As a trainer, the foundation for your marketing strategy is your pipeline which you are constantly filling and refilling. On the one hand you have your prospects that you aim to attract: people who need to be made aware that you out there, that you are credible and good at what you do; who haven’t yet expressed an interest in buying the training services that you are offering. It also means establishing your network of contacts, be it face-to-face, networking or social media and so on, to keep yourself on people’s radar so they can recommend or pass on your name. Leads are those possible customers who have already expressed an indication of interest in what you do, and referrals are those active recommendations that your existing happy customers pass on to others.
Let’s take a look at Referrals
Referrals are fantastic. You have a customer who likes what you do, who passes your name on to someone in a different corporation, for example, and pretty soon you have a new customer. That’s great. My issue with referrals is an assumption or a belief many trainers have that that’s the only way to get new business. A marketing pipeline means it doesn’t have to be like that. It means you can constantly be thinking, ‘What can I do to increase my visibility and my credibility to let people know I’m out there, to attract prospects who might want to find out more? What can I do to establish my network of contacts so if somebody who knows somebody who knows somebody who needs what I do, my name might get passed on? Or how can I actively pursue leads where someone says, ‘I’m not going to refer you but I think this person might want what you do. Here you go, good luck with that’? The marketing pipeline is a constant process. You might, for example, attract a prospect, then be fortunate enough to put forward a proposal that may lead to a pitch that might lead to a sale. If it leads to a sale, that’s great; once you’ve delivered your first training, ideally it will lead to repeat business, and certainly that person will go back into the pipeline. If it doesn’t lead to a sale on that particular occasion, be it from a contact or from a lead or whoever, it doesn’t matter. It goes back into your pipeline, so you can stick with it: the idea being that second or third time lucky is also a helpful way forward. It’s quite possible that somebody who didn’t want what you offered on that particular day because it didn’t suit them, is still willing to refer you to others. So as you can see from this pipeline model, with active effort for those different types of possible customer and possible ways forward, you can keep your pipeline flowing and moving all the time. Think, ‘How can I increase awareness of who I am and what I do; what makes me special?’ What can you do to stay in people’s minds all the time?
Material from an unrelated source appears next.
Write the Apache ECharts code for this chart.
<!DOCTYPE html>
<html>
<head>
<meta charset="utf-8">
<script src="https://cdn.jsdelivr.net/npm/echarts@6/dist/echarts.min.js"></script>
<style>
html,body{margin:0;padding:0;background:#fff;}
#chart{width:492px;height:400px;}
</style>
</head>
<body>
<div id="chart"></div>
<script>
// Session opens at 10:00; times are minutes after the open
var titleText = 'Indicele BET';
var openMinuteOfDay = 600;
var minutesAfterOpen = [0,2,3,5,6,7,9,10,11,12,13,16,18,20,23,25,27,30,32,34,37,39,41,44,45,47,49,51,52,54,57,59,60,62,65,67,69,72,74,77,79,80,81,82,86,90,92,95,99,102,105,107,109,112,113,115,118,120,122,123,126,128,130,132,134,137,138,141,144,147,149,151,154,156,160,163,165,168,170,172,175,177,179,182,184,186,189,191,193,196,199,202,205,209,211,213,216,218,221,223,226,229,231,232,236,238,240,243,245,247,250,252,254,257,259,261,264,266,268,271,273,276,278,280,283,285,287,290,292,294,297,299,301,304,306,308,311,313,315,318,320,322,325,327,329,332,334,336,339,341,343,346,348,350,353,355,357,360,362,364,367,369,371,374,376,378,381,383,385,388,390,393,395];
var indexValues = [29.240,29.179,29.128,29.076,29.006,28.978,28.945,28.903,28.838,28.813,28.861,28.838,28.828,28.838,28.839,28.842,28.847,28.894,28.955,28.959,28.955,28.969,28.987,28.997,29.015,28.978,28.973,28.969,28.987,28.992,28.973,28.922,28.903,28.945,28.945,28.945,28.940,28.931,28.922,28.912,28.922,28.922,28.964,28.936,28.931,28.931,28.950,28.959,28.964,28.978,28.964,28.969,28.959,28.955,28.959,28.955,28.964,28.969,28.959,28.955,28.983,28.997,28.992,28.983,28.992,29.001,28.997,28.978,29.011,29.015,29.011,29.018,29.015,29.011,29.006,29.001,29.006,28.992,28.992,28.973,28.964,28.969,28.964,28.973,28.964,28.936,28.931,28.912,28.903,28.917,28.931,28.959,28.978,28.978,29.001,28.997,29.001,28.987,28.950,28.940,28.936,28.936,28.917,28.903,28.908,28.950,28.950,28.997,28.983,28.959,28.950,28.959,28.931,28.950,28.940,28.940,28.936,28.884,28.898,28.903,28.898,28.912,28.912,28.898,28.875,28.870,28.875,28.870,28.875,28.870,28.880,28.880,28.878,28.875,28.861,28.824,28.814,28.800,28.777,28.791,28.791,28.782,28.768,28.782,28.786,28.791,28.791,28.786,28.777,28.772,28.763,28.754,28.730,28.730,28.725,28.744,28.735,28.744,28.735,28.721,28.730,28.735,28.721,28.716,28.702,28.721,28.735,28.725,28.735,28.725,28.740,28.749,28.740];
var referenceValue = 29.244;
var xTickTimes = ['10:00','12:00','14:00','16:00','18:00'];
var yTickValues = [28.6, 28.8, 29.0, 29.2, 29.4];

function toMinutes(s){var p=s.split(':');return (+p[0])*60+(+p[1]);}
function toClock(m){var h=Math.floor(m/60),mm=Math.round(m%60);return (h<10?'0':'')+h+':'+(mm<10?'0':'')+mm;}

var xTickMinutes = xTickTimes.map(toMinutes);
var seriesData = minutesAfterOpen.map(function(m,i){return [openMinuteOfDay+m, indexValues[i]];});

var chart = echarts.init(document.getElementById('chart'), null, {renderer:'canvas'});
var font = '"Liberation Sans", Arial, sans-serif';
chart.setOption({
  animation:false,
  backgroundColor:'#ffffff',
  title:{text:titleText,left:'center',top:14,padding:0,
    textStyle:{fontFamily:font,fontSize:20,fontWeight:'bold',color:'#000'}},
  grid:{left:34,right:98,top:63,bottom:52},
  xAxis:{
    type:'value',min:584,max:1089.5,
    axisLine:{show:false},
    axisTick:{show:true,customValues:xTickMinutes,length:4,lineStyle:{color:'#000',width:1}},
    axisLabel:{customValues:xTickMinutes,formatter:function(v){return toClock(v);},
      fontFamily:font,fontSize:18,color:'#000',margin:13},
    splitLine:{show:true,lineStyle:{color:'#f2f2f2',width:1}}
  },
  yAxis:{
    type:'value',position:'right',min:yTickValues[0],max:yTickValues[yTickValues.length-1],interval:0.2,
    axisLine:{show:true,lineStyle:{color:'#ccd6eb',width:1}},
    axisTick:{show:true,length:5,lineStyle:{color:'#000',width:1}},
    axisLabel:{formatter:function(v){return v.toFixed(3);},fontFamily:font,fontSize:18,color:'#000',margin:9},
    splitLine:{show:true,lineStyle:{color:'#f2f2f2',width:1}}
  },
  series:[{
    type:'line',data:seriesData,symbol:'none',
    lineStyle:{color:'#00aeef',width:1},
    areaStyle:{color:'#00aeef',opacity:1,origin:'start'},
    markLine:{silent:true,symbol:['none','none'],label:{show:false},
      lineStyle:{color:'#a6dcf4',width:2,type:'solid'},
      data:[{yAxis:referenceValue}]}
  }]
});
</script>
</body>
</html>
In overview, here are the seven steps of our sales process.
Step One: establish a personal connection, an emotional level wavelength with the person you’re talking to. Establish trust.
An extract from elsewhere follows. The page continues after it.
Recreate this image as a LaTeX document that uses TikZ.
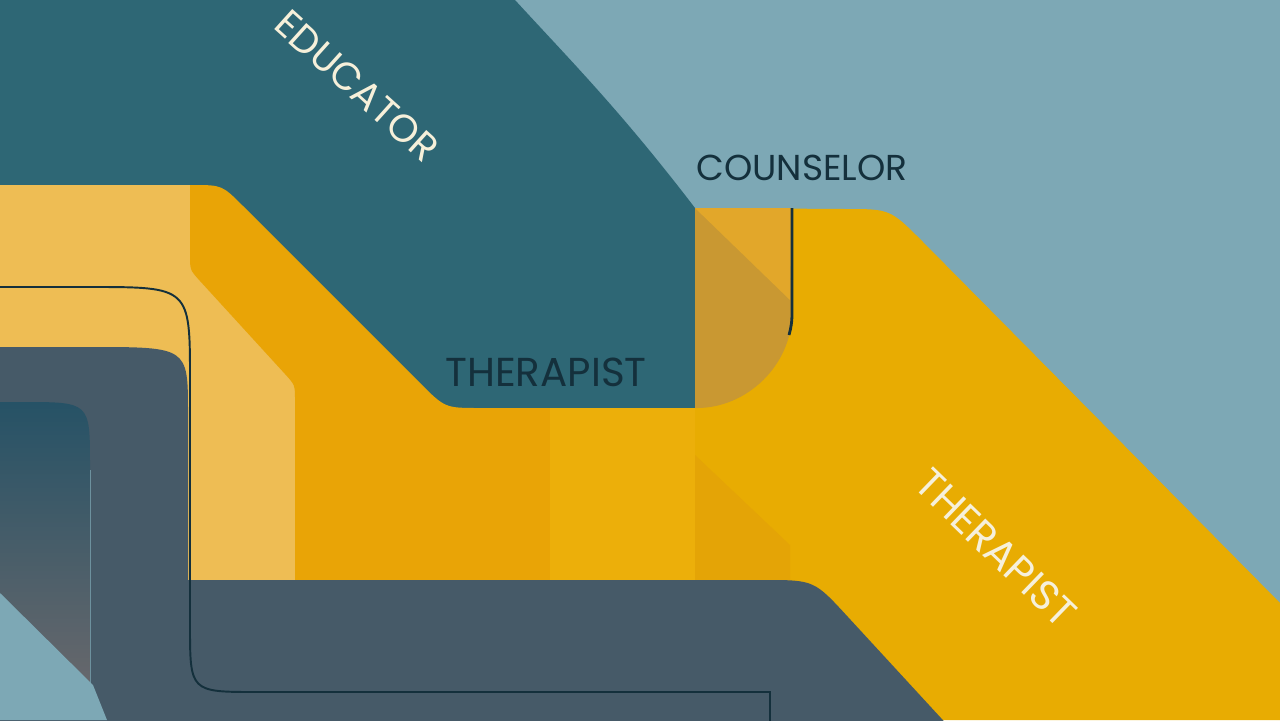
\documentclass[tikz,border=0pt]{standalone}
\usepackage{fontspec}
\newfontfamily\labelfont{Poppins}
\usepackage{tikz}
\definecolor{skyblue}{RGB}{125,168,181}
\definecolor{edublue}{RGB}{46,103,117}
\definecolor{slate}{RGB}{70,90,104}
\definecolor{paleyellow}{RGB}{238,189,84}
\definecolor{deepyellow}{RGB}{233,164,6}
\definecolor{brightyellow}{RGB}{236,175,10}
\definecolor{bandyellow}{RGB}{232,172,2}
\definecolor{bandshade}{RGB}{228,164,6}
\definecolor{tanlight}{RGB}{226,167,42}
\definecolor{tandark}{RGB}{201,152,50}
\definecolor{inkblue}{RGB}{20,48,60}
\definecolor{cream}{RGB}{246,240,218}
\definecolor{innertop}{RGB}{38,82,102}
\definecolor{innerbottom}{RGB}{104,104,108}

\begin{document}
\begin{tikzpicture}[x=0.02cm, y=-0.02cm,
        darklabel/.style={inner sep=0pt, text=inkblue},
        lightlabel/.style={inner sep=0pt, text=cream, font=\labelfont\fontsize{22}{22}\selectfont}]
        \path[use as bounding box, clip] (0,0) rectangle (1280,720);
        \fill[skyblue] (0,0) rectangle (1280,720);

        \fill[edublue] (0,0) -- (515,0) .. controls (570,60) and (620,110) .. (695,208) -- (695,420) -- (0,420) -- cycle;

        \fill[paleyellow] (0,185) -- (195,185) -- (195,260) -- (300,375) -- (300,600) -- (0,600) -- cycle;
        \fill[deepyellow] (190,185) -- (192,185) .. controls (222,185) .. (243,206) -- (420,383) .. controls (445,408) .. (480,408)
            -- (700,408) -- (700,580) -- (295,580) -- (295,400) .. controls (295,385) .. (285,374) -- (200,281) .. controls (190,270) .. (190,255) -- cycle;
        \fill[brightyellow] (550,408) rectangle (700,580);

        \fill[bandyellow] (695,208) -- (845,209) .. controls (890,209) .. (922,241) -- (1280,603) -- (1280,720) -- (695,720) -- cycle;
        \fill[bandshade] (695,455) -- (790,545) -- (790,580) -- (695,580) -- cycle;

        \fill[tandark] (695,208) -- (792,208) -- (792,313) .. controls (792,365) and (747,408) .. (697,408) -- (695,408) -- cycle;
        \fill[tanlight] (695,208) -- (792,208) -- (790,300) -- cycle;
        \draw[line width=1.6pt, inkblue] (792,208) -- (792,313) .. controls (792,322) and (791,328) .. (789,335);

        \fill[slate] (0,347) -- (90,347) .. controls (188,347) .. (188,413) -- (188,730) -- (0,730) -- cycle;
        \fill[slate] (188,580) -- (764,580) .. controls (814,580) .. (848,617) -- (952,730) -- (188,730) -- cycle;
        \shade[top color=innertop, bottom color=innerbottom] (0,402) -- (22,402) .. controls (90,402) .. (90,465) -- (90,690) -- (0,690) -- cycle;
        \draw[very thin, skyblue!70!slate] (90,470) -- (90,685);
        \fill[skyblue] (0,593) -- (93,685) -- (107,720) -- (0,720) -- cycle;

        \draw[line width=1.1pt, inkblue] (0,287) -- (90,287) .. controls (190,287) .. (190,380) -- (190,625) .. controls (190,692) .. (257,692) -- (770,692) -- (770,725);

        \node (educator) at (357,86) [lightlabel, rotate=-42] {EDUCATOR};
        \node (counselor) at (802,168) [darklabel, font=\labelfont\fontsize{20.5}{20.5}\selectfont] {COUNSELOR};
        \node (therapist) at (546,372) [darklabel, font=\labelfont\fontsize{23}{23}\selectfont] {THERAPIST};
        \node (therapistband) at (996,548) [lightlabel, rotate=-44, font=\labelfont\fontsize{23.5}{23.5}\selectfont] {THERAPIST};
    \end{tikzpicture}
\end{document}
Step Two: a short statement, an ‘opener’ to create curiosity, to make the person want to hear a bit more.
Step Three: gain agreement to talk to you; before you continue, clarify whether it’s appropriate or it’s a good time for that person to talk to you on the issue – and if not, when might that person have time?
Step Four: spend some time digging, asking questions, understanding, reflecting, summarising, to try and work out the needs that your (possible) client is facing, so you can think about what you have to offer in order to create the right proposal.
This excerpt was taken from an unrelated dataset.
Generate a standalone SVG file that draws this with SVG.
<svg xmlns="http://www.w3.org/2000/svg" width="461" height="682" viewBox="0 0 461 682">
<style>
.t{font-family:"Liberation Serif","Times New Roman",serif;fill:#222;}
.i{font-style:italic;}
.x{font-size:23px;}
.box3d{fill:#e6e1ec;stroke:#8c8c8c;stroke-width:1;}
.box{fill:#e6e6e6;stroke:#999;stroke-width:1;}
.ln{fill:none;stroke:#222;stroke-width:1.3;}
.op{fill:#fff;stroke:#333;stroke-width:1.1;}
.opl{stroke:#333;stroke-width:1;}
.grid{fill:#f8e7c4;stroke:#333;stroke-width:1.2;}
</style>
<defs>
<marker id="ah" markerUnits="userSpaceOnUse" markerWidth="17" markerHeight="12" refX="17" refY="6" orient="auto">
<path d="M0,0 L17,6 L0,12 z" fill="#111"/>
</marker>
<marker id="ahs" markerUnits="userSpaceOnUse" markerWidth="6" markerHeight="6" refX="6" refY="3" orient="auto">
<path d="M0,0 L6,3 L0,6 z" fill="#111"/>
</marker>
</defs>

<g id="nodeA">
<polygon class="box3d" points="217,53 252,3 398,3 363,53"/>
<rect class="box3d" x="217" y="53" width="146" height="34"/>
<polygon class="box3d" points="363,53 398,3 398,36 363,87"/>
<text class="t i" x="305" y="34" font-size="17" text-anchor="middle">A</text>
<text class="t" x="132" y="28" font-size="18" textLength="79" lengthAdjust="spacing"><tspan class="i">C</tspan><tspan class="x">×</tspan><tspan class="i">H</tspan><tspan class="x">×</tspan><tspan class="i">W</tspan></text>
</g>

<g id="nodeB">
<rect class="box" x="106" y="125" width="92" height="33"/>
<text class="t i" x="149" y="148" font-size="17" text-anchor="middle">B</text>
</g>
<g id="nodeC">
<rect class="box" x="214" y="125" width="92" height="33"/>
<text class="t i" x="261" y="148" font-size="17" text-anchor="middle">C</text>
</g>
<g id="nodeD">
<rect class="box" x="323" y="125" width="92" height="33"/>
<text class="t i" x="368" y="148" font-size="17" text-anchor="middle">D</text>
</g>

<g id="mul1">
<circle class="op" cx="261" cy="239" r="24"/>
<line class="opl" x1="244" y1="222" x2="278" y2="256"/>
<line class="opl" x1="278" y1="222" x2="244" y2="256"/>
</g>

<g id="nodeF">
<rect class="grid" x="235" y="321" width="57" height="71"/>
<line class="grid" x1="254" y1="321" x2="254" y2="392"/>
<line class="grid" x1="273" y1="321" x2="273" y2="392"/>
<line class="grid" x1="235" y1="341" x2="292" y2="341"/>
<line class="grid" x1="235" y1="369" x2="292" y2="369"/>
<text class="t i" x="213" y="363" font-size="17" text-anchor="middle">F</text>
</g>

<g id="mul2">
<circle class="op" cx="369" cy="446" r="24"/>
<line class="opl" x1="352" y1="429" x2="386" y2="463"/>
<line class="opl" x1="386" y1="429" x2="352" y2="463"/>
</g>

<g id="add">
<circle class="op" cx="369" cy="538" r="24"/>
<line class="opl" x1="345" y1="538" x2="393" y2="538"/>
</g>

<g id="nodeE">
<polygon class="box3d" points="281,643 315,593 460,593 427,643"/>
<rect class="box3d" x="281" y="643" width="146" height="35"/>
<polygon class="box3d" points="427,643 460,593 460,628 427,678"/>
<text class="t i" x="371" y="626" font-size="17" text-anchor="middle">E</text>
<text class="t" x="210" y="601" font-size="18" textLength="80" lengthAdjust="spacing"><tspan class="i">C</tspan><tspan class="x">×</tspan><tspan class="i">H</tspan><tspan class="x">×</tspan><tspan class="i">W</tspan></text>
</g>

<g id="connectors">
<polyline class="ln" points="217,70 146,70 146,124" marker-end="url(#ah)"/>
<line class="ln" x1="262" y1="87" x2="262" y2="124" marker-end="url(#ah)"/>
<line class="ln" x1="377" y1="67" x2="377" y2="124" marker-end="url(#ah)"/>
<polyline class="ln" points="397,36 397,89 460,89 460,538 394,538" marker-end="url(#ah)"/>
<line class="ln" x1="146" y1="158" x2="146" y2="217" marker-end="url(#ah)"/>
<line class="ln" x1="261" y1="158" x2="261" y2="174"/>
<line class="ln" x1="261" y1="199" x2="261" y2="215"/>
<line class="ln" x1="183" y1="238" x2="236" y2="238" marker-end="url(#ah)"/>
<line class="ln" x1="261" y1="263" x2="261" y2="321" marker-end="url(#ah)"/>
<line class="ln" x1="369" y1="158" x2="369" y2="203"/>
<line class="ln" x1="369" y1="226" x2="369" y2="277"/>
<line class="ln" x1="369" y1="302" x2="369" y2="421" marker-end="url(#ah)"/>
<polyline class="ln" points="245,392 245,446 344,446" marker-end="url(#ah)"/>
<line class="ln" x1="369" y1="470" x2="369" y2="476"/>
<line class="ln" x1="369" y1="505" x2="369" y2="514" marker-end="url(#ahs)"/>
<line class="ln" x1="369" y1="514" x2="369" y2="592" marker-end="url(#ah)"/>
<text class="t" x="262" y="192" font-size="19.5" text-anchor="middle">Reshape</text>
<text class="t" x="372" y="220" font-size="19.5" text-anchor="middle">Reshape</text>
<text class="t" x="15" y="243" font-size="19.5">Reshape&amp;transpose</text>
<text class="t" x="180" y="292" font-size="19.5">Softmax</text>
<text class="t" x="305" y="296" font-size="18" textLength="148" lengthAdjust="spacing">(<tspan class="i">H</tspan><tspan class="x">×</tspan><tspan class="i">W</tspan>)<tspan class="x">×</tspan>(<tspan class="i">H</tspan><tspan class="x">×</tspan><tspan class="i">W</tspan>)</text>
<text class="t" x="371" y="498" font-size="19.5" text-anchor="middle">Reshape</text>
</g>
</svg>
Step Five: clarify very carefully with the client: does he/she have the money, the budget for this? The irony is many clients who are very keen to buy what we offer as trainers, don’t always have the resources to do so. It’s worth finding out before you invest all that time in writing your proposal.
Step Six: handling the objections, the concerns, the mismatches between what you think the client might need and what the client sees as their perceived, implicit or explicit needs.
Step Seven: winding it down, bringing it together, helping the client to reach a decision to buy your training, product or service from you.
Thank you for watching this Educast. We hope you’ve enjoyed it.